**WRITTEN INSTRUCTION**
Repeat the listing in full, exactly as it stands.

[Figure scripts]
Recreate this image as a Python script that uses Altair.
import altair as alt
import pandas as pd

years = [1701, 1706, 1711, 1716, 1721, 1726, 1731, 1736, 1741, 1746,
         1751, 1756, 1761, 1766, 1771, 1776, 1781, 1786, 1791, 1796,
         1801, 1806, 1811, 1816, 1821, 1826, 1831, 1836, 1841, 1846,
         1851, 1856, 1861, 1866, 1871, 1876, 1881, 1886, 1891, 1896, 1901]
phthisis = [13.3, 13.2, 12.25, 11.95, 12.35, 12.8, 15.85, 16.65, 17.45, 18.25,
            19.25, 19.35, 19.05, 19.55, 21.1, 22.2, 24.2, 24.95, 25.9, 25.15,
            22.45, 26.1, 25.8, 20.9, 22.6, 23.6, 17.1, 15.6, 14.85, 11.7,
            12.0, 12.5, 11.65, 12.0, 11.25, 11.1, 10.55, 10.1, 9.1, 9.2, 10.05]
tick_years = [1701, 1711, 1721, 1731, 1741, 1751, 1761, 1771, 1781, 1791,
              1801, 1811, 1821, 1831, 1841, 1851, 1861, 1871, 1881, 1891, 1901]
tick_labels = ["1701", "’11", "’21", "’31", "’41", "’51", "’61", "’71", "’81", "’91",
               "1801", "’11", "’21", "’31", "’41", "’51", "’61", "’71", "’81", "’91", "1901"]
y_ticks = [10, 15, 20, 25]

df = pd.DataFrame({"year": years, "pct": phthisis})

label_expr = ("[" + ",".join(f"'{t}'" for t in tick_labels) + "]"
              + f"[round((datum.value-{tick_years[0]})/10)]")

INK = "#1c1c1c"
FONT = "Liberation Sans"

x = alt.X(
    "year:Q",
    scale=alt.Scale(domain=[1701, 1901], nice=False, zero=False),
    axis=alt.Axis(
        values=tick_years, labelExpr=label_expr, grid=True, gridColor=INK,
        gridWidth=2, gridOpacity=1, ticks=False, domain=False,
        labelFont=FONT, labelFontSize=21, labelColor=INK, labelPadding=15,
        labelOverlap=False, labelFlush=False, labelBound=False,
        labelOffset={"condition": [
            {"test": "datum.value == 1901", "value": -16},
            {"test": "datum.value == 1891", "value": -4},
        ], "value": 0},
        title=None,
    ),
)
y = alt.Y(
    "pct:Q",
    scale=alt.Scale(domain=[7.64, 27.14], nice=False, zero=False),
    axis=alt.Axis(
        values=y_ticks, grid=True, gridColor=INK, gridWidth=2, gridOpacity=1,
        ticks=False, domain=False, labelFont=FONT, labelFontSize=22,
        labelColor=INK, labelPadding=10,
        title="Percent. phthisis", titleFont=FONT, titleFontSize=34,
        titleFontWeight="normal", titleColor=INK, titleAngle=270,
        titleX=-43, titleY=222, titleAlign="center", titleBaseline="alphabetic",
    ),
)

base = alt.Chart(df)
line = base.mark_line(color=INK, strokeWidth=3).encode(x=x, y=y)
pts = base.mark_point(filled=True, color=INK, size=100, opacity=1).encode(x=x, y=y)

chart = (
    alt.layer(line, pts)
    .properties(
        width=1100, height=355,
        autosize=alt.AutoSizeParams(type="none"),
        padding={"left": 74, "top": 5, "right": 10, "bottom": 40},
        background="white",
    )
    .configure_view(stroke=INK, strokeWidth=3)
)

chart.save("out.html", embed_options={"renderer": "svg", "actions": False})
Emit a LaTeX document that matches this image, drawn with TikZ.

**FULL ANSWER**
Recreate this image as a Python script that uses Altair.
import altair as alt
import pandas as pd

years = [1701, 1706, 1711, 1716, 1721, 1726, 1731, 1736, 1741, 1746,
         1751, 1756, 1761, 1766, 1771, 1776, 1781, 1786, 1791, 1796,
         1801, 1806, 1811, 1816, 1821, 1826, 1831, 1836, 1841, 1846,
         1851, 1856, 1861, 1866, 1871, 1876, 1881, 1886, 1891, 1896, 1901]
phthisis = [13.3, 13.2, 12.25, 11.95, 12.35, 12.8, 15.85, 16.65, 17.45, 18.25,
            19.25, 19.35, 19.05, 19.55, 21.1, 22.2, 24.2, 24.95, 25.9, 25.15,
            22.45, 26.1, 25.8, 20.9, 22.6, 23.6, 17.1, 15.6, 14.85, 11.7,
            12.0, 12.5, 11.65, 12.0, 11.25, 11.1, 10.55, 10.1, 9.1, 9.2, 10.05]
tick_years = [1701, 1711, 1721, 1731, 1741, 1751, 1761, 1771, 1781, 1791,
              1801, 1811, 1821, 1831, 1841, 1851, 1861, 1871, 1881, 1891, 1901]
tick_labels = ["1701", "’11", "’21", "’31", "’41", "’51", "’61", "’71", "’81", "’91",
               "1801", "’11", "’21", "’31", "’41", "’51", "’61", "’71", "’81", "’91", "1901"]
y_ticks = [10, 15, 20, 25]

df = pd.DataFrame({"year": years, "pct": phthisis})

label_expr = ("[" + ",".join(f"'{t}'" for t in tick_labels) + "]"
              + f"[round((datum.value-{tick_years[0]})/10)]")

INK = "#1c1c1c"
FONT = "Liberation Sans"

x = alt.X(
    "year:Q",
    scale=alt.Scale(domain=[1701, 1901], nice=False, zero=False),
    axis=alt.Axis(
        values=tick_years, labelExpr=label_expr, grid=True, gridColor=INK,
        gridWidth=2, gridOpacity=1, ticks=False, domain=False,
        labelFont=FONT, labelFontSize=21, labelColor=INK, labelPadding=15,
        labelOverlap=False, labelFlush=False, labelBound=False,
        labelOffset={"condition": [
            {"test": "datum.value == 1901", "value": -16},
            {"test": "datum.value == 1891", "value": -4},
        ], "value": 0},
        title=None,
    ),
)
y = alt.Y(
    "pct:Q",
    scale=alt.Scale(domain=[7.64, 27.14], nice=False, zero=False),
    axis=alt.Axis(
        values=y_ticks, grid=True, gridColor=INK, gridWidth=2, gridOpacity=1,
        ticks=False, domain=False, labelFont=FONT, labelFontSize=22,
        labelColor=INK, labelPadding=10,
        title="Percent. phthisis", titleFont=FONT, titleFontSize=34,
        titleFontWeight="normal", titleColor=INK, titleAngle=270,
        titleX=-43, titleY=222, titleAlign="center", titleBaseline="alphabetic",
    ),
)

base = alt.Chart(df)
line = base.mark_line(color=INK, strokeWidth=3).encode(x=x, y=y)
pts = base.mark_point(filled=True, color=INK, size=100, opacity=1).encode(x=x, y=y)

chart = (
    alt.layer(line, pts)
    .properties(
        width=1100, height=355,
        autosize=alt.AutoSizeParams(type="none"),
        padding={"left": 74, "top": 5, "right": 10, "bottom": 40},
        background="white",
    )
    .configure_view(stroke=INK, strokeWidth=3)
)

chart.save("out.html", embed_options={"renderer": "svg", "actions": False})
Emit a LaTeX document that matches this image, drawn with TikZ.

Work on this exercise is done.